Question

The mean of a normal probability distribution is $$60 ;$$ the standard deviation is $$5 .$$a. About what percent of the observations lie between 55 and $$65 ?$$b. About what percent of the observations lie between 50 and $$70 ?$$c. About what percent of the observations lie between 45 and $$75 ?$$

Answer

**step1** Understanding the problem

The problem describes a "normal probability distribution" with a given mean and standard deviation. We need to find the approximate percentage of observations that fall within specific ranges around the mean. The mean is $$60$$, and the standard deviation is $$5$$.

**step2** Recalling the properties of a normal distribution

A key property of a normal probability distribution is that the observations cluster around the mean in a predictable way. This is often referred to as the Empirical Rule:
- Approximately 68% of the observations fall within 1 standard deviation of the mean.
- Approximately 95% of the observations fall within 2 standard deviations of the mean.
- Approximately 99.7% of the observations fall within 3 standard deviations of the mean.

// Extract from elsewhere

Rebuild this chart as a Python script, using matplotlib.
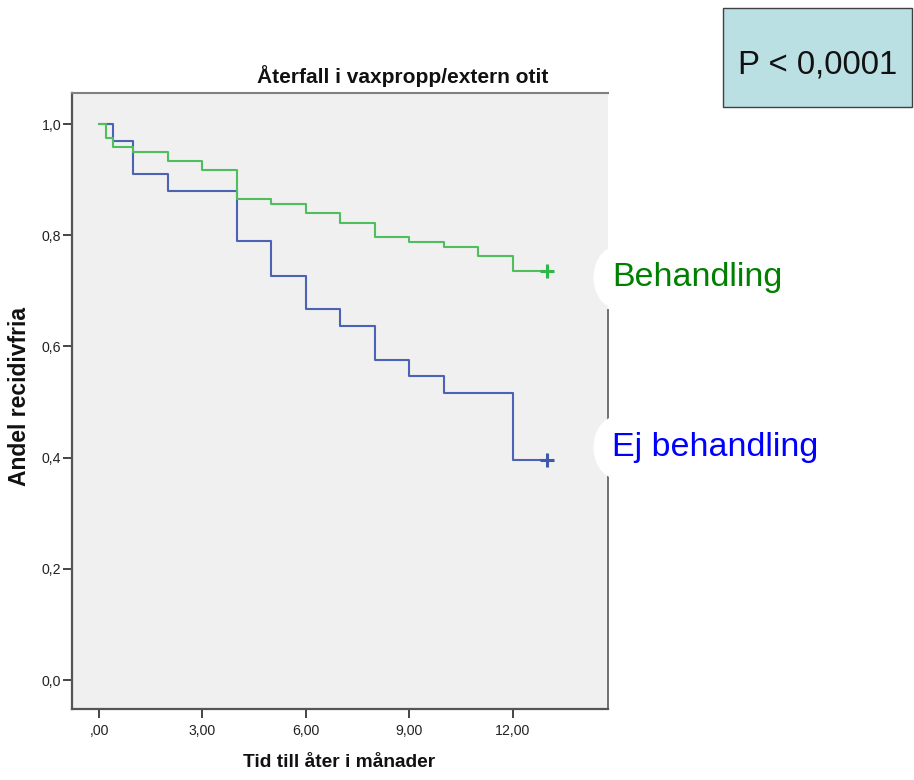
import matplotlib
matplotlib.use("Agg")
import matplotlib.pyplot as plt
from matplotlib.patches import Rectangle

# ---- data ----
title = "Återfall i vaxpropp/extern otit"
xlabel = "Tid till åter i månader"
ylabel = "Andel recidivfria"
p_text = "P < 0,0001"

t_beh = [0, 0.2, 0.4, 1, 2, 3, 4, 5, 6, 7, 8, 9, 10, 11, 12, 13]
s_beh = [1.0, 0.975, 0.959, 0.950, 0.933, 0.917, 0.866, 0.857, 0.840, 0.822,
         0.797, 0.788, 0.779, 0.763, 0.736, 0.736]
t_ej = [0, 0.4, 1, 2, 4, 5, 6, 7, 8, 9, 10, 12, 13]
s_ej = [1.0, 0.970, 0.910, 0.879, 0.789, 0.727, 0.667, 0.637, 0.576, 0.547,
        0.516, 0.395, 0.395]
label_beh = "Behandling"
label_ej = "Ej behandling"

x_ticks = [0, 3, 6, 9, 12]
x_ticklabels = [",00", "3,00", "6,00", "9,00", "12,00"]
y_ticks = [0.0, 0.2, 0.4, 0.6, 0.8, 1.0]
y_ticklabels = ["0,0", "0,2", "0,4", "0,6", "0,8", "1,0"]

FONT = ["Liberation Sans", "DejaVu Sans"]

FW, FH = 914, 780
fig = plt.figure(figsize=(FW / 100, FH / 100), dpi=100)
fig.patch.set_facecolor("white")

L, R, T, B = 71.5, 608, 93, 709
ax = fig.add_axes([L / FW, 1 - B / FH, (R - L) / FW, (B - T) / FH])
ax.set_facecolor("#F0F0F0")

col_beh_line = "#4FBE5C"
col_beh_mark = "#2EB848"
col_ej_line = "#4B63B2"
col_ej_mark = "#3E58AC"

ax.step(t_ej, s_ej, where="post", color=col_ej_line, lw=1.5, zorder=3)
ax.step(t_beh, s_beh, where="post", color=col_beh_line, lw=1.5, zorder=4)
ax.plot([t_ej[-1]], [s_ej[-1]], marker="+", ms=10, mew=2.2,
        color=col_ej_mark, zorder=5, clip_on=False)
ax.plot([t_beh[-1]], [s_beh[-1]], marker="+", ms=10, mew=2.2,
        color=col_beh_mark, zorder=5, clip_on=False)

ax.set_xlim(-0.798, 14.77)
ax.set_ylim(-0.052, 1.0558)

ax.set_xticks(x_ticks)
ax.set_xticklabels(x_ticklabels, family=FONT, fontsize=10.2, color="#222222")
ax.set_yticks(y_ticks)
ax.set_yticklabels(y_ticklabels, family=FONT, fontsize=10.2, color="#222222")
ax.tick_params(axis="both", direction="out", length=6.5, width=1.4,
               color="#444444")
ax.tick_params(axis="x", pad=4)
ax.tick_params(axis="y", pad=1)

for side in ["left", "bottom"]:
    ax.spines[side].set_color("#555555")
    ax.spines[side].set_linewidth(1.6)
ax.spines["top"].set_color("#808080")
ax.spines["top"].set_linewidth(1.5)
ax.spines["right"].set_color("#707070")
ax.spines["right"].set_linewidth(1.4)
ax.spines["right"].set_bounds(-0.052, 0.665)

ax.set_xlabel(xlabel, family=FONT, fontsize=13.8, fontweight="bold",
              color="#111111")
ax.xaxis.set_label_coords(0.4986, -0.073)

fig.text(20 / FW, 1 - 397 / FH, ylabel, rotation=90, ha="center",
         va="center", family=FONT, fontsize=16.5, fontweight="bold",
         color="#111111")

fig.text(403 / FW, 1 - 83 / FH, title, ha="center", va="baseline",
         family=FONT, fontsize=15.0, fontweight="bold", color="#111111")

# group labels
box = dict(boxstyle="round,pad=0.55,rounding_size=1.1", facecolor="white",
           edgecolor="none")
fig.text(612 / FW, 1 - 286 / FH, label_beh, ha="left", va="baseline",
         family=FONT, fontsize=24.5, color="#008000", bbox=box, zorder=10)
fig.text(612 / FW, 1 - 456 / FH, label_ej, ha="left", va="baseline",
         family=FONT, fontsize=24.5, color="#0000FF", bbox=box, zorder=10)

# P-value box
fig.patches.append(Rectangle((723 / FW, 1 - 107 / FH), 189 / FW, 99 / FH,
                             transform=fig.transFigure, facecolor="#BBE0E3",
                             edgecolor="#404040", lw=1.0, zorder=1))
fig.text(738 / FW, 1 - 73 / FH, p_text, ha="left", va="baseline",
         family=FONT, fontsize=23.7, color="#111111", zorder=5)

fig.savefig("out.png", dpi=100)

**step3** Analyzing the range for part a

For part a, we are asked about observations between 55 and 65.
First, let's see how far these numbers are from the mean (60):
$$60 - 55 = 5$$
$$65 - 60 = 5$$
Both 55 and 65 are 5 units away from the mean. Since the standard deviation is 5, this means the range from 55 to 65 is exactly one standard deviation below the mean (55 = 60 - 5) to one standard deviation above the mean (65 = 60 + 5).

**step4** Answering part a

According to the properties of a normal distribution, about 68% of the observations lie within one standard deviation of the mean.
Therefore, about **68%** of the observations lie between 55 and 65.

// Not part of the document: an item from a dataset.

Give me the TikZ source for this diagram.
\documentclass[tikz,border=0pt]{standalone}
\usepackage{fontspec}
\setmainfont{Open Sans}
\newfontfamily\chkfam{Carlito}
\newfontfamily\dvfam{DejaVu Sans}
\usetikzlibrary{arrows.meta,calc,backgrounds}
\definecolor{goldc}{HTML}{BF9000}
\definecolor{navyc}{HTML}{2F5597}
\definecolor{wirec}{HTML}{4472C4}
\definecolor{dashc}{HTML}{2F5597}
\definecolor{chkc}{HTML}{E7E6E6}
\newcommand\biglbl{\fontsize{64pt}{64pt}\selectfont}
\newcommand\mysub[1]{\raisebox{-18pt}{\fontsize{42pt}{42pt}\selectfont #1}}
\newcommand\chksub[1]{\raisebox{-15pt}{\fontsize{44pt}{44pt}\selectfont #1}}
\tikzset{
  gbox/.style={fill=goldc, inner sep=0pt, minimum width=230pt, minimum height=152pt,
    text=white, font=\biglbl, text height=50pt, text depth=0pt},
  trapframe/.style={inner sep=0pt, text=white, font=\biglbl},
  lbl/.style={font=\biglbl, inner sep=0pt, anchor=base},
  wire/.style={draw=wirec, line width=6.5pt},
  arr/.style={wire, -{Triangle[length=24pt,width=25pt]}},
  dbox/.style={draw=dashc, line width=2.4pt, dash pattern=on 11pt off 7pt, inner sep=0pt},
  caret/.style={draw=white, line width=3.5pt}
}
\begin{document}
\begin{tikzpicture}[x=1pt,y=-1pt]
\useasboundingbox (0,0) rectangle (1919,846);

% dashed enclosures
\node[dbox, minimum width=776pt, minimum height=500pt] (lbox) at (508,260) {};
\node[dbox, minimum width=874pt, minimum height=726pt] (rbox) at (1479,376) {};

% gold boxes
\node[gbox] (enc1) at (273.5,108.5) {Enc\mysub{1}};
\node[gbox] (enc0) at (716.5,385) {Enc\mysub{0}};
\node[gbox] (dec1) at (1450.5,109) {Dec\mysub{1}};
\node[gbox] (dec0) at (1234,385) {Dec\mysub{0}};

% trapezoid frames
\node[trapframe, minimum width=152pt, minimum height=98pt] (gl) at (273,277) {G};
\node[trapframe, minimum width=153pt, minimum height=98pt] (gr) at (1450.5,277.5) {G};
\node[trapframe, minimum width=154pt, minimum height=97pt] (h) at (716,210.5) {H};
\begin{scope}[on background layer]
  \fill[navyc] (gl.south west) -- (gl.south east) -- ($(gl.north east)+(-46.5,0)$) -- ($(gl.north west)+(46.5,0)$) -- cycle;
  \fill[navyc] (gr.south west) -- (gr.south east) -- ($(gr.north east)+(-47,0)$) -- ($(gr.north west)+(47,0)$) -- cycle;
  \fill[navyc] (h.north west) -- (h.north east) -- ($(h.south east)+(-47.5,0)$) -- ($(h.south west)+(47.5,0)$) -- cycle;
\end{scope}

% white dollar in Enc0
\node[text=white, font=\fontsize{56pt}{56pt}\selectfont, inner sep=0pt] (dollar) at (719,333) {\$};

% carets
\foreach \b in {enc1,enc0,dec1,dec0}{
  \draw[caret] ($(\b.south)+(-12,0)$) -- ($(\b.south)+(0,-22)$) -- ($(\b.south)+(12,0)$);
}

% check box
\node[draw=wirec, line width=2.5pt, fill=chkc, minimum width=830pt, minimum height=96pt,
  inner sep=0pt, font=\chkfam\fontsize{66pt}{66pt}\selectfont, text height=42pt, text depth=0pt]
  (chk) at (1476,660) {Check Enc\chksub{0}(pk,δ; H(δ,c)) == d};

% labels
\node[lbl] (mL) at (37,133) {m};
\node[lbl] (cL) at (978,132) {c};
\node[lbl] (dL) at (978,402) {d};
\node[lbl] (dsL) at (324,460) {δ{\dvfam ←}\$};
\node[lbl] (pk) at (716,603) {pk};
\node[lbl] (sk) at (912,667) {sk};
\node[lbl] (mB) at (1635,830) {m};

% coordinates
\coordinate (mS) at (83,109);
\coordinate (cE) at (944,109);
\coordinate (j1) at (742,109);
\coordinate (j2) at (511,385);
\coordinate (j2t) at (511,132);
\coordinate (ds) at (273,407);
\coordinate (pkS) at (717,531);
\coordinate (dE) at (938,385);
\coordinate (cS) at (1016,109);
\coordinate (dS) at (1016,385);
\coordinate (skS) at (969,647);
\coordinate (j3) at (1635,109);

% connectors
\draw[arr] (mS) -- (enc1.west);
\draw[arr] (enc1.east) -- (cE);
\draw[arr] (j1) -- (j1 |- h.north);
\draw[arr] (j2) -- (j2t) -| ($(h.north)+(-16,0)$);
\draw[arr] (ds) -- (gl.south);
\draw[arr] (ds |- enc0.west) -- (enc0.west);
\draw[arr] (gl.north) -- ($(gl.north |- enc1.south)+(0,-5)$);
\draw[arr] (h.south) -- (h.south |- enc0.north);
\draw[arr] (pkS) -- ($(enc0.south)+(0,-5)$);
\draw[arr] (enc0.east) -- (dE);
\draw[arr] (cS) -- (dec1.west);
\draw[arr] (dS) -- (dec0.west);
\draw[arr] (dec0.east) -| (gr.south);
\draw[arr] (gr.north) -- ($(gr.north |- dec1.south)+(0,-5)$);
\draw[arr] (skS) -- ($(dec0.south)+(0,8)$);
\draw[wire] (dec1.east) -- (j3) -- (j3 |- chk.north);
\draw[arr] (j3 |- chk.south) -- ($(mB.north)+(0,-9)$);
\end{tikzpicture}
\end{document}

**step5** Analyzing the range for part b

For part b, we are asked about observations between 50 and 70.
Let's find how far these numbers are from the mean (60):
$$60 - 50 = 10$$
$$70 - 60 = 10$$
Both 50 and 70 are 10 units away from the mean. Since one standard deviation is 5, two standard deviations would be $$2 \times 5 = 10$$.
This means the range from 50 to 70 is exactly two standard deviations below the mean (50 = 60 - 10) to two standard deviations above the mean (70 = 60 + 10).

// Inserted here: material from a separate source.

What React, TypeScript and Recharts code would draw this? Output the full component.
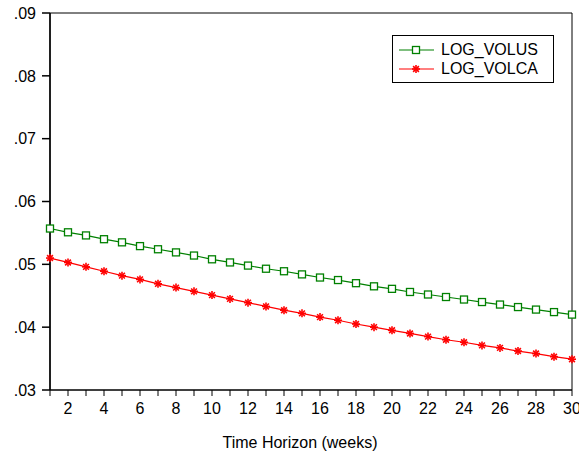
import { LineChart, Line, XAxis, YAxis, ReferenceArea } from 'recharts';

const weeks = [1, 2, 3, 4, 5, 6, 7, 8, 9, 10, 11, 12, 13, 14, 15, 16, 17, 18, 19, 20, 21, 22, 23, 24, 25, 26, 27, 28, 29, 30];

const logVolUS = [
    0.0557, 0.0551, 0.0546, 0.0540, 0.0535, 0.0529, 0.0524, 0.0519, 0.0514, 0.0508,
    0.0503, 0.0498, 0.0493, 0.0489, 0.0484, 0.0479, 0.0475, 0.0470, 0.0465, 0.0461,
    0.0456, 0.0452, 0.0448, 0.0444, 0.0440, 0.0436, 0.0432, 0.0428, 0.0424, 0.0420,
];

const logVolCA = [
    0.0510, 0.0503, 0.0496, 0.0489, 0.0482, 0.0476, 0.0469, 0.0463, 0.0457, 0.0451,
    0.0445, 0.0439, 0.0433, 0.0427, 0.0422, 0.0416, 0.0411, 0.0405, 0.0400, 0.0395,
    0.0390, 0.0385, 0.0380, 0.0376, 0.0371, 0.0367, 0.0362, 0.0358, 0.0353, 0.0349,
];

const yTicks = [0.03, 0.04, 0.05, 0.06, 0.07, 0.08, 0.09];

const GREEN = '#008000';
const RED = '#ff0000';
const FONT = '"Liberation Sans", Arial, sans-serif';

const data = weeks.map((w, i) => ({ week: w, us: logVolUS[i], ca: logVolCA[i] }));

function SquareDot(props: any) {
    const { cx, cy } = props;
    if (cx == null || cy == null) return null;
    return <rect x={cx - 3.5} y={cy - 3.5} width={7} height={7} fill="#fff" stroke={GREEN} strokeWidth={1.3} />;
}

function StarDot(props: any) {
    const { cx, cy } = props;
    if (cx == null || cy == null) return null;
    const r = 4;
    const d = r * 0.72;
    return (
        <g stroke={RED} strokeWidth={1.6}>
            <line x1={cx} y1={cy - r} x2={cx} y2={cy + r} />
            <line x1={cx - r} y1={cy} x2={cx + r} y2={cy} />
            <line x1={cx - d} y1={cy - d} x2={cx + d} y2={cy + d} />
            <line x1={cx - d} y1={cy + d} x2={cx + d} y2={cy - d} />
        </g>
    );
}

// legend drawn as plain html over the chart so it doesn't shrink the plot
function LegendBox() {
    const rows = [
        { name: 'LOG_VOLUS', color: GREEN, dot: SquareDot },
        { name: 'LOG_VOLCA', color: RED, dot: StarDot },
    ];
    return (
        <div style={{
            position: 'absolute',
            left: 392,
            top: 35,
            border: '1px solid #000',
            width: 162,
            height: 48,
            background: '#fff',
            fontFamily: FONT,
            fontSize: 16,
            boxSizing: 'border-box',
            paddingTop: 4,
        }}>
            {rows.map(r => {
                const Dot = r.dot;
                return (
                    <div key={r.name} style={{ display: 'flex', alignItems: 'center', height: 19 }}>
                        <svg width={42} height={14} style={{ marginLeft: 6 }}>
                            <line x1={0} y1={7} x2={35} y2={7} stroke={r.color} strokeWidth={1.2} />
                            <Dot cx={17} cy={7} />
                        </svg>
                        <span style={{ color: '#000' }}>{r.name}</span>
                    </div>
                );
            })}
        </div>
    );
}

export default function App() {
    return (
        <div style={{ position: 'absolute', left: 0, top: 0, width: 579, height: 453, background: '#fff' }}>
            <LineChart width={579} height={453} data={data} margin={{ top: 13, right: 7, left: 0, bottom: 0 }}>
                <XAxis
                    dataKey="week"
                    type="number"
                    domain={[1, 30]}
                    ticks={weeks}
                    interval={0}
                    tickFormatter={(v: number) => (v % 2 === 0 ? String(v) : '')}
                    height={63}
                    tickSize={6}
                    tickMargin={7}
                    stroke="#000"
                    tick={{ fill: '#000', fontSize: 16, fontFamily: FONT }}
                    label={{ value: 'Time Horizon (weeks)', position: 'insideBottom', offset: 5, dx: -11, fill: '#000', fontSize: 16, fontFamily: FONT }}
                />
                <YAxis
                    type="number"
                    domain={[0.03, 0.09]}
                    ticks={yTicks}
                    interval={0}
                    width={50}
                    tickSize={8}
                    tickMargin={6}
                    stroke="#000"
                    strokeWidth={1.5}
                    tickFormatter={(v: number) => v.toFixed(2).replace(/^0/, '')}
                    tick={{ fill: '#000', fontSize: 16, fontFamily: FONT }}
                />
                <ReferenceArea x1={1} x2={30} y1={0.03} y2={0.09} fill="none" stroke="#000" strokeWidth={1} ifOverflow="visible" />
                <Line
                    type="linear"
                    dataKey="us"
                    name="LOG_VOLUS"
                    stroke={GREEN}
                    strokeWidth={1.2}
                    dot={<SquareDot />}
                    isAnimationActive={false}
                />
                <Line
                    type="linear"
                    dataKey="ca"
                    name="LOG_VOLCA"
                    stroke={RED}
                    strokeWidth={1.2}
                    dot={<StarDot />}
                    isAnimationActive={false}
                />
            </LineChart>
            <LegendBox />
        </div>
    );
}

**step6** Answering part b

According to the properties of a normal distribution, about 95% of the observations lie within two standard deviations of the mean.
Therefore, about **95%** of the observations lie between 50 and 70.

**step7** Analyzing the range for part c

For part c, we are asked about observations between 45 and 75.
Let's find how far these numbers are from the mean (60):
$$60 - 45 = 15$$
$$75 - 60 = 15$$
Both 45 and 75 are 15 units away from the mean. Since one standard deviation is 5, three standard deviations would be $$3 \times 5 = 15$$.
This means the range from 45 to 75 is exactly three standard deviations below the mean (45 = 60 - 15) to three standard deviations above the mean (75 = 60 + 15).

**step8** Answering part c

According to the properties of a normal distribution, about 99.7% of the observations lie within three standard deviations of the mean.
Therefore, about **99.7%** of the observations lie between 45 and 75.